### Aim
Retype every line from the top of the entries down to the one with "x_vals = np.round(np.arange(-2.0, 2.0001, 0.05), 2)", both included, and skip the pictures.

### Records with drawing code
....
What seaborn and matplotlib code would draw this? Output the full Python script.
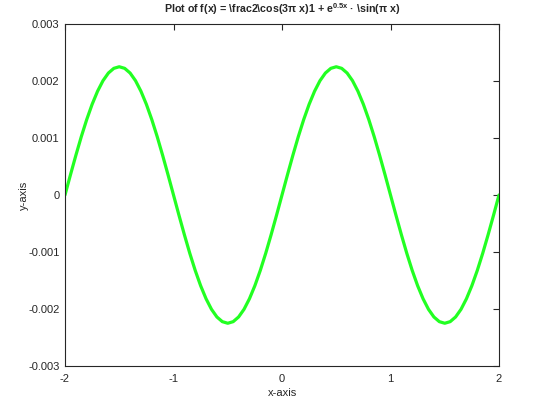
import matplotlib
matplotlib.use('Agg')
import matplotlib.pyplot as plt
from matplotlib.ticker import FuncFormatter, MultipleLocator
import numpy as np
import pandas as pd
import seaborn as sns

# sample positions (step 0.05 over [-2, 2])
x_vals = np.round(np.arange(-2.0, 2.0001, 0.05), 2)

# curve values at each sample
y_vals = [
    0.0, 0.000352, 0.000695, 0.001022, 0.001323, 0.001591, 0.00182, 0.002005, 0.00214, 0.002222,
    0.00225, 0.002222, 0.00214, 0.002005, 0.00182, 0.001591, 0.001323, 0.001022, 0.000695, 0.000352,
    0.0, -0.000352, -0.000695, -0.001022, -0.001323, -0.001591, -0.00182, -0.002005, -0.00214, -0.002222,
    -0.00225, -0.002222, -0.00214, -0.002005, -0.00182, -0.001591, -0.001323, -0.001022, -0.000695, -0.000352,
    0.0, 0.000352, 0.000695, 0.001022, 0.001323, 0.001591, 0.00182, 0.002005, 0.00214, 0.002222,
    0.00225, 0.002222, 0.00214, 0.002005, 0.00182, 0.001591, 0.001323, 0.001022, 0.000695, 0.000352,
    0.0, -0.000352, -0.000695, -0.001022, -0.001323, -0.001591, -0.00182, -0.002005, -0.00214, -0.002222,
    -0.00225, -0.002222, -0.00214, -0.002005, -0.00182, -0.001591, -0.001323, -0.001022, -0.000695, -0.000352,
    0.0,
]

title = "Plot of f(x) = \\frac2\\cos(3\u03c0 x)1 + e$^{\\mathbf{0.5x}}$ \u00b7 \\sin(\u03c0 x)"

sns.set_style('white')
plt.rcParams['font.family'] = ['Liberation Sans', 'DejaVu Sans']
plt.rcParams['mathtext.fontset'] = 'custom'
plt.rcParams['mathtext.rm'] = 'Liberation Sans'
plt.rcParams['mathtext.bf'] = 'Liberation Sans:bold'

df = pd.DataFrame({'x': x_vals, 'y': y_vals})

fig = plt.figure(figsize=(5.36, 4.04), dpi=100)
ax = fig.add_axes([65 / 536, 1 - 366 / 404, 434 / 536, 342 / 404])
sns.lineplot(data=df, x='x', y='y', sort=False, color='#22ff22', linewidth=2.3, ax=ax)

ax.set_xlim(-2, 2)
ax.set_ylim(-0.003, 0.003)
ax.xaxis.set_major_locator(MultipleLocator(1))
ax.yaxis.set_major_locator(MultipleLocator(0.001))
ax.yaxis.set_major_formatter(FuncFormatter(lambda v, p: '%g' % round(v, 6)))
ax.xaxis.set_major_formatter(FuncFormatter(lambda v, p: '%g' % v))
ax.tick_params(direction='in', length=4, width=0.8, top=True, right=True,
               labelsize=8, colors='#262626')
ax.tick_params(axis='y', pad=4)
ax.tick_params(axis='x', pad=6)
for s in ax.spines.values():
    s.set_color('#262626')
    s.set_linewidth(0.8)

ax.set_xlabel('x-axis', fontsize=8, color='#262626', labelpad=3)
ax.set_ylabel('y-axis', fontsize=8, color='#262626', labelpad=-1)
ax.set_title(title, fontsize=7.7, fontweight='bold', pad=8)

fig.savefig('out.png', dpi=100)
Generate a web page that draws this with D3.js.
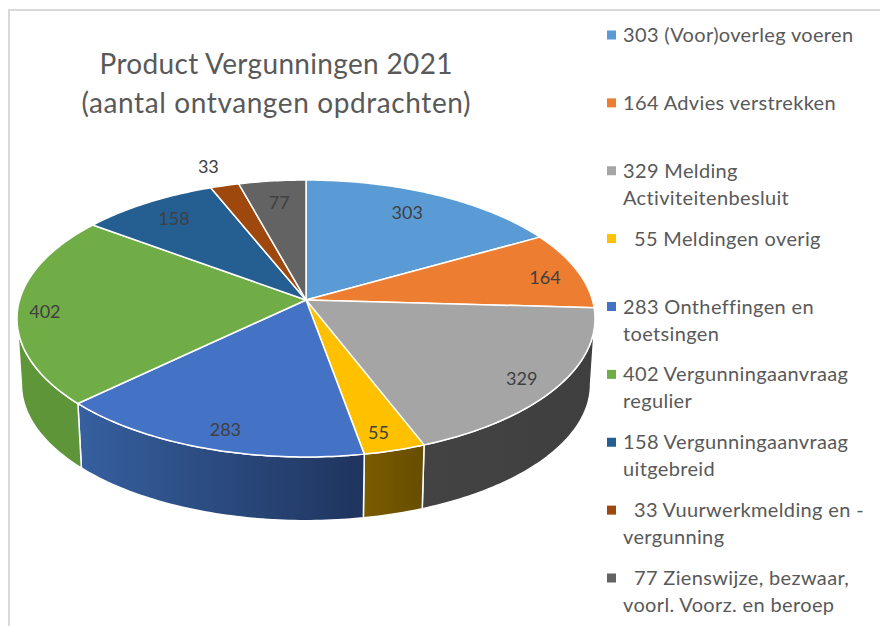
....
### Response to the task
What seaborn and matplotlib code would draw this? Output the full Python script.
import matplotlib
matplotlib.use('Agg')
import matplotlib.pyplot as plt
from matplotlib.ticker import FuncFormatter, MultipleLocator
import numpy as np
import pandas as pd
import seaborn as sns

# sample positions (step 0.05 over [-2, 2])
x_vals = np.round(np.arange(-2.0, 2.0001, 0.05), 2)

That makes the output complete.